Starz's new political series "Boss," starring Kelsey Grammer as a ferocious Chicago mayor with a neurological disorder, is also very surveillance-heavy, with the mayor and his chief advisor (Martin Donovan) digging up dirt on political adversaries via the Internet and asking a news station to send the mayor unedited footage of a campaign speech so that he can determine if his hands are trembling badly enough for others to notice. The mayor also has personal access to all of the surveillance cameras in city hall, and can punch into individual feeds from a computer on his desk. The last two seasons of "Breaking Bad" were hugely driven by surveillance, with meth magnate Gus Fring (Giancarlo Eposito) keeping tabs on his employees -- and in some cases seeming to anticipate acts of violence against him -- by studying countless surveillance feeds from cameras placed throughout his far-flung criminal empire. How many times did the show's protagonist, Walter White (Bryan Cranston), glare up at that surveillance camera bolted high on the wall of Gus' meth lab? Dozens, probably. The eye in the sky is the eye of a cold and controlling God. It sees all.

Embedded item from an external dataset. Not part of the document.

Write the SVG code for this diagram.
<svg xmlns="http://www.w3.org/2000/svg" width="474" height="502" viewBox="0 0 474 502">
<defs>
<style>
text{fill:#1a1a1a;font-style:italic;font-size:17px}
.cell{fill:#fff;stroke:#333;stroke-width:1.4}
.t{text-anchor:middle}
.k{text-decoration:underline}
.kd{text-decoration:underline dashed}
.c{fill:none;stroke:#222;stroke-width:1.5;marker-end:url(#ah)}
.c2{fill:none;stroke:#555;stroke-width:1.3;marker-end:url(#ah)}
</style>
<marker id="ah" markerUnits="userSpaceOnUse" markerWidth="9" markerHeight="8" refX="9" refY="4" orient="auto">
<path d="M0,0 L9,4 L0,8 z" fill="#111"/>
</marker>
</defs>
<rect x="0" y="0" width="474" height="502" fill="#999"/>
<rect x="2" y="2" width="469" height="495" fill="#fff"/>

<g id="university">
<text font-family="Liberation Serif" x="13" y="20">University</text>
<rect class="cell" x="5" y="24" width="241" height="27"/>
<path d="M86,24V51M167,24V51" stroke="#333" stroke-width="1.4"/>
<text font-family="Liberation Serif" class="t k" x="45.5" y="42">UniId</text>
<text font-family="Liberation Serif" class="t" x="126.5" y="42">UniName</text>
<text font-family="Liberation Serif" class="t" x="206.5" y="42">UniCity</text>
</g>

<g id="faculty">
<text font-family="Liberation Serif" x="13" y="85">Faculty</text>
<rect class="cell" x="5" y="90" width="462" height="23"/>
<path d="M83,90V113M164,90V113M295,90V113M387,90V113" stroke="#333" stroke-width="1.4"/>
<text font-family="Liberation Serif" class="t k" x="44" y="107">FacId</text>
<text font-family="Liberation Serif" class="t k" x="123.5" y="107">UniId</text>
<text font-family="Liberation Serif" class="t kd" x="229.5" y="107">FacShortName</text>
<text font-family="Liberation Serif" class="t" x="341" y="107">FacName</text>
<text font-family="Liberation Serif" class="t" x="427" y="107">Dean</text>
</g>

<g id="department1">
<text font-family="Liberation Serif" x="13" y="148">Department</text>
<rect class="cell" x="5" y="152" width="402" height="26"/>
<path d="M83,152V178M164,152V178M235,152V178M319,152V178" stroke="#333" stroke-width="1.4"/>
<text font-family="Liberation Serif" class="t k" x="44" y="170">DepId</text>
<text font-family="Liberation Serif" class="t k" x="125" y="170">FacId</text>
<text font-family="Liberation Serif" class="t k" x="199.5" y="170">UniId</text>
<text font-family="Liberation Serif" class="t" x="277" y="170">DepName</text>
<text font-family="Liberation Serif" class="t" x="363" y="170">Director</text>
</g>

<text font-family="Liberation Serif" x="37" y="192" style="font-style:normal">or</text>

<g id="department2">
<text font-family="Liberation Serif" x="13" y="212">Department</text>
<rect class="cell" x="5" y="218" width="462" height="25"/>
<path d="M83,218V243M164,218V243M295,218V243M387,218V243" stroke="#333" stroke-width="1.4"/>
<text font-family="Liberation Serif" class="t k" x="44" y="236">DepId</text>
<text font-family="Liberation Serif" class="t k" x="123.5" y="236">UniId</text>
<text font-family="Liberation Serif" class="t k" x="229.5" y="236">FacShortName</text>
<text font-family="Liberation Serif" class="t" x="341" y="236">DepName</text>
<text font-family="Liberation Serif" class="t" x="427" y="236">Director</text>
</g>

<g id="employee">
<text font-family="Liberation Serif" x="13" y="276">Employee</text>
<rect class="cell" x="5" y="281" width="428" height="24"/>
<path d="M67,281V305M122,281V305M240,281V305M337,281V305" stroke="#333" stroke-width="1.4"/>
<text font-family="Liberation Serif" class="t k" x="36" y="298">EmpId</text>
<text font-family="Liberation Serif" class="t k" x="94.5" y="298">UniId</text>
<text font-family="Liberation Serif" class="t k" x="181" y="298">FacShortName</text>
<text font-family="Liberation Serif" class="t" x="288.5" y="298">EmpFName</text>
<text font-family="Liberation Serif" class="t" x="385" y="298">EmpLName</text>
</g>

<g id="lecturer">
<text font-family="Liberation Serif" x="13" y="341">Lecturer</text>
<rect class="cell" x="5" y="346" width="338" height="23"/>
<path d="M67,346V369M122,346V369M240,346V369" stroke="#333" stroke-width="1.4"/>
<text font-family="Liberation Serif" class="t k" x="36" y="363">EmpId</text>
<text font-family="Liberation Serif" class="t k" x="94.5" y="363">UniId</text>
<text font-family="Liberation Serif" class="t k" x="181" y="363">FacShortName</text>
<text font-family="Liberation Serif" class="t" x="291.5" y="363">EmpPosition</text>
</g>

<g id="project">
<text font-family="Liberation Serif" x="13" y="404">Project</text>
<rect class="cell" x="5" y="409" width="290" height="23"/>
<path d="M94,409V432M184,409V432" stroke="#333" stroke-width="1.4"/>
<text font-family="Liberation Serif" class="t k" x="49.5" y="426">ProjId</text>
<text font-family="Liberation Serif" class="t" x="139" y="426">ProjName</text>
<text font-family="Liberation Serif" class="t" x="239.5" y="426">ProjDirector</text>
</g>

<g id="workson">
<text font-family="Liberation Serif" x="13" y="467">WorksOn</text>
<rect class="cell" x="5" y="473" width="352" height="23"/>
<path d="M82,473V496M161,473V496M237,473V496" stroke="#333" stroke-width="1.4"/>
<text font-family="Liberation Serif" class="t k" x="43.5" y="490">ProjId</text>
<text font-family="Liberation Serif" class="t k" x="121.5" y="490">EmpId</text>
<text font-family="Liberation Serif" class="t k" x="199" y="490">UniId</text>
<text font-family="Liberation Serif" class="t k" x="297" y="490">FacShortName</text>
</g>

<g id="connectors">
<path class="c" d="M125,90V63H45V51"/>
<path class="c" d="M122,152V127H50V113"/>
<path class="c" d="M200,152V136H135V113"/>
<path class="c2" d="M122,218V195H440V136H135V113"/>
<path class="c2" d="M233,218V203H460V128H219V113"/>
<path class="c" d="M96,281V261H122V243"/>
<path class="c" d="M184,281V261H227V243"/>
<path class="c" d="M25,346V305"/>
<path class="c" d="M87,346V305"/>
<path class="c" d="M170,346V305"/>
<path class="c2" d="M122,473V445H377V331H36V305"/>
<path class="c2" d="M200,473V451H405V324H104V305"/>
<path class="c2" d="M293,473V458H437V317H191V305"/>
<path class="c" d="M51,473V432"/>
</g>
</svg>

The plot of "Homeland" -- much like the plot of 21st century national security -- is driven by surveillance, by watching. Carrie put the video feed in Brody's house before she'd gotten official approval to do it, then got approval retroactively, then lost it when a few weeks of watching failed to produce any tangible proof that Brody was a security risk. Carrie's mentor and supervisor Saul (Mandy Patinkin) explained that he had no choice but to pull the plug on the operation. The scene in which the technicians removed all the hidden cameras and microphones from the Brody house was crosscut with shots of the Brodys attending a church service. The sound of the hymns served as ironic counterpoint to the shots of the technicians at work.

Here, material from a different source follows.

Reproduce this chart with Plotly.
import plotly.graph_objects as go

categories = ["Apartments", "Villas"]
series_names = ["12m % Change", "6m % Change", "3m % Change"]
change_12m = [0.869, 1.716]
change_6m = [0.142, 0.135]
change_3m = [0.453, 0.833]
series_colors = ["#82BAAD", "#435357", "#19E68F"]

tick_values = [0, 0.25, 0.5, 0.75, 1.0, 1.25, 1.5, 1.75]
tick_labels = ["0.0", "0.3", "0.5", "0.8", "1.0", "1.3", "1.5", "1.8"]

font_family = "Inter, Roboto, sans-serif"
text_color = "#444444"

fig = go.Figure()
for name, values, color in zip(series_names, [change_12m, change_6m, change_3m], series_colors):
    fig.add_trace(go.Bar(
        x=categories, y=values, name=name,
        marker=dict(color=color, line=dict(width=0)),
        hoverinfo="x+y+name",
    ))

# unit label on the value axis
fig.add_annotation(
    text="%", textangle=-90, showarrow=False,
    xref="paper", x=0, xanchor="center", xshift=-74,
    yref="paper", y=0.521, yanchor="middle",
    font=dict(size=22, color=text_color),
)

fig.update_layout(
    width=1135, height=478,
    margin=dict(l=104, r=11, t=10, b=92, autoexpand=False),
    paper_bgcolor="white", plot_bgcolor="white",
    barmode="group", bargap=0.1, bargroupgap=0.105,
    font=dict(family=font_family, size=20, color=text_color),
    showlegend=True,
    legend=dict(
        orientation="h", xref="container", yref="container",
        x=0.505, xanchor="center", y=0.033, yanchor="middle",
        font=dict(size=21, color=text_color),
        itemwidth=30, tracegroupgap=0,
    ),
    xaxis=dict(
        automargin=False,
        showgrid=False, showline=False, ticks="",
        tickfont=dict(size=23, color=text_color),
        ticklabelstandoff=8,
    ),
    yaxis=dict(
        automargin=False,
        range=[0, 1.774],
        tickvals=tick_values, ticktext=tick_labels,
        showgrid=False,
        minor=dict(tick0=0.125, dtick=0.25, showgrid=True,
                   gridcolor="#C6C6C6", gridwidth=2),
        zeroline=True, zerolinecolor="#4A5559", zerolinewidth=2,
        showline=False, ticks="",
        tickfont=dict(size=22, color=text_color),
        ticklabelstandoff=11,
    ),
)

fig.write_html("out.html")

The juxtaposition was funny and chilling. Post 9/11, surveillance became American government and law enforcement's national religion, and the appeal of voyeurism -- which has been a favorite human pursuit forever -- fed into it. The lure of movies and scripted television has since become almost indistinguishable from the lure of documentaries, reality TV and YouTube videos of police brutality at Occupy Wall Street, people brawling on subways and buses, cats and dogs sounding almost as if they're speaking English, and little children caught unawares whilst cutely discussing the plots of movies or TV shows. (Part of what makes the pet and child videos so irresistible is that you know you're seeing the behavior of creatures who aren't always camera-conscious.) It's all one big voyeuristic blur. We watch other people, we let people watch us -- sometimes we invite other people to watch us. "Privacy rights?" When's the last time you or somebody you knew had a serious discussion about those? Privacy is so 20th century.

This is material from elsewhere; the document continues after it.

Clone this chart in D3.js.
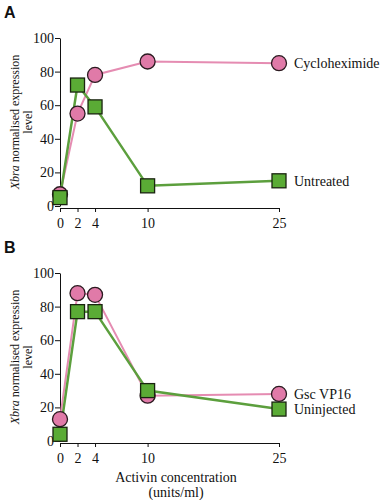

CBS is by far the most politically reactionary network when it comes to the depiction of crime and terrorism. Half of its prime time dramas, maybe more, revolves around cops or FBI agents or CIA agents or some other kind of agents secretly videotaping or wiretapping people, sometimes legally and sometimes illegally, in the name of fighting crime, or Evil. In a lot of these shows the action centers on a fabulous control room in which technicians call up critically important information by tap-tap-tapping on keyboards. Meanwhile, their supervisors slide panels of information around on giant screens in much the same way that we move things around on laptop or iPhone screens. The 2002 Steven Spielberg movie "Minority Report" predicted this visual cliche, and cleverly linked it to filmmaking and storytelling. Tom Cruise's character, a cop who solves crimes before they can happen with help from clairvoyant "pre-cogs", manipulated electronic information by shifting it about in midair. He was a like a combination film editor and sorcerer. CBS crime shows -- and a lot of other network shows, too -- present this watching, listening, recording and downloading of information on private citizens as either value neutral or unambiguously good -- as technology and information that is just "out there" and that can be accessed by the good guys to catch the bad guys. (CBS' corporate logo is an unblinking eye.)
It was probably only a matter of time before CBS aired a crime show that made the society of total surveillance seem exciting and cool. That show is "Person of Interest." Michael Emerson of "Lost" stars as Mr. Finch, a billionaire hired by the Department of Homeland Security to create pattern recognition software, the better to enable law enforcement to sift through the blizzard of raw data coming their way 24/7 and anticipate terrorist attacks before they happen. The program also generated indicators of other potential crimes, though; since it would be a pity to let this good information go to waste -- even though it's pretty vague, just Social Security numbers of people who might be perpetrators or victims -- Finch hires a burned out, presumed-dead super-soldier named Reese (Jim Caviezel) to be his man on the ground and stop these crimes from happening. Remember those worried discussions a decade ago about whether law enforcement should be allowed to use non-terrorism-related info that got swept up in the new electronic dragnet? That's what "Person of Interest" is about. It takes for granted the notion that it would be a shame not to use all the information that the national security state has been accumulating since September 2001. The show's mythology is fascinating and troubling -- it essentially puts a benevolent face on Big Brother. He watches because he cares.
"Homeland" has a far more complex attitude toward surveillance. Carrie, too, watches because she cares, and because she feels guilty over past failures. (She believes that she could have prevented the 9/11 attacks but didn't.) But she also watches because she likes to watch. The shots of Carrie glued to the surveillance monitor have an auto-critical quality: she looks excited and content, like somebody who has just settled in to watch her favorite R-rated cable series. The Brodys are her favorite characters, and this is her show. She's trying to anticipate what will happen next, like a "Breaking Bad" or "Boardwalk Empire" junkie, but with real, potentially bloody stakes. And she's empathizing with the characters as if they're extensions of herself.
"I can't help but feel I'm missing something," Carrie tells Saul, angling to get the surveillance re-approved. "You're missing him," he replies. A shot on "Homeland" showing Carrie returning home to a living room without a surveillance monitor was one of the most unexpectedly piercing moments on the series to date. She had become completely engrossed in the Brodys' lives, as if the feed from their house were a 24-hour-a-day reality show -- like the series "Big Brother" but with life-and-death stakes and unedited sex and nudity. And now the show had been taken away from her -- canceled by her boss. She was bereft, and within a few scenes we saw her lurking outside the Brody home, peering into their windows with night-vision goggles.